Funded Research with International Components
Many large Applied Research Program (ARP) funded research centers and
cooperative agreements involve international collaborations.
Improving Thyroid Doses from Fallout Exposure in Kazakhstan
The US National Cancer Institute (NCI), through the Radiation Epidemiology Branch (REB), Division of Cancer Epidemiology and Genetics, is
involved in a study of radiation exposure and thyroid disease among individuals in
Kazakhstan exposed during childhood to radioactive fallout from nuclear tests conducted by
the Soviet Union at the Semipalatinsk Nuclear Test Site (SNTS) between 1949 and 1962. High
thyroid doses to this population present a unique opportunity to improve estimates of
radiation dose as a risk factor for thyroid disease in a single population. REB initiated
a field study to acquire new data to improve estimates of internal and external radiation
dose and thereby refine dose-response estimates. ARP staff and DCEG collaborators
conducted a pilot study in March 2007 to ascertain the feasibility of recall of specific
distant past events by elders in the communities. Results from this pilot will inform
further study of this topic.
Cancer Incidence and Mortality in Blood Donors and Recipients Study
Between 2002 and 2006, a medical record-linkage study was conducted in Sweden and Denmark to
assess cancer incidence and mortality in blood donors and recipients.
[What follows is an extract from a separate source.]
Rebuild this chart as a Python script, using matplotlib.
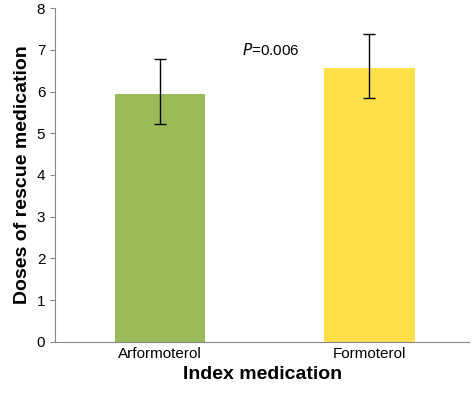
import matplotlib
matplotlib.use("Agg")
import matplotlib.pyplot as plt

plt.rcParams['font.family'] = ['Liberation Sans', 'DejaVu Sans']

categories = ["Arformoterol", "Formoterol"]
values = [5.95, 6.57]
err_low = [5.22, 5.85]
err_high = [6.77, 7.38]
colors = ["#9BBB59", "#FFE04A"]

fig = plt.figure(figsize=(4.74, 4.05), dpi=100)
ax = fig.add_axes([0.116, 0.156, 0.874, 0.824])
x = list(range(len(categories)))
yerr = [[v - l for v, l in zip(values, err_low)], [h - v for v, h in zip(values, err_high)]]
ax.bar(x, values, width=0.43, color=colors, yerr=yerr, capsize=4,
       error_kw=dict(elinewidth=1, ecolor="black", capthick=1))
ax.set_xlim(-0.5, 1.476)
ax.set_ylim(0, 8)
ax.set_yticks(range(0, 9))
ax.set_xticks(x)
ax.set_xticklabels(categories, fontsize=11)
ax.tick_params(axis="both", labelsize=11, color="#888888")
ax.tick_params(axis="x", length=0)
ax.spines["top"].set_visible(False)
ax.spines["right"].set_visible(False)
for s in ("left", "bottom"):
    ax.spines[s].set_color("#888888")
ax.set_ylabel("Doses of rescue medication", fontsize=14, fontweight="bold")
ax.set_xlabel("Index medication", fontsize=14, fontweight="bold")
ax.text(0.53, 7.0, r"$\it{P}$=0.006", fontsize=11, ha="center", va="center")
fig.savefig("out.png", dpi=100)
ARP staff developed
and monitored the Cancer Incidence and Mortality in Blood Donors and Recipients: A
Population-Based Record Linkage Study in response to a US Public Health Service
subcommittee request for data about risk of transmission of circulating cancer cells from
donors to recipients. ARP awarded a contract to conduct this study to the Karolinska Institute in Sweden and
included a subcontract to the Statens Serum
Institute in Denmark.
Finland-US ATBC Cancer Prevention Study and Cohort Follow-Up
The NCI and the National Public Health
Institute in Helsinki, Finland have been collaborating since 1982 on a series of
cancer prevention studies. The main study, conducted between 1985 and 1993, was the Alpha-Tocopherol and
Beta-Carotene Finland-US Cancer Prevention Study (ATBC). This trial randomized Finnish
male smokers to interventions with alpha-tocopherol, beta-carotene, both alpha-tocopherol
and beta-carotene, or a placebo. The study found that smokers taking beta-carotene
actually had more lung cancers than those who were not given beta-carotene and that
smokers taking alpha-tocopherol had fewer prostate cancers. Since 1993, study participants
have been monitored and recruited into several ancillary studies. ARP staff have
collaborated with DCEG to investigate several topics, including the association of
carotenoid intake and retinoid intake with incident prostate cancer and the association of
carotenoid intake with head and neck cancers. Papers have been published and are in
preparation. Using data from the ATBC project, ARP also has collaborated on an ancillary
study with the European Union Consortium project (DIETSCAN) to develop methods to measure
common dietary patterns in four European cohorts (Finland, Netherlands, Italy, and Sweden)
and to study the dietary patterns' associations with cancer.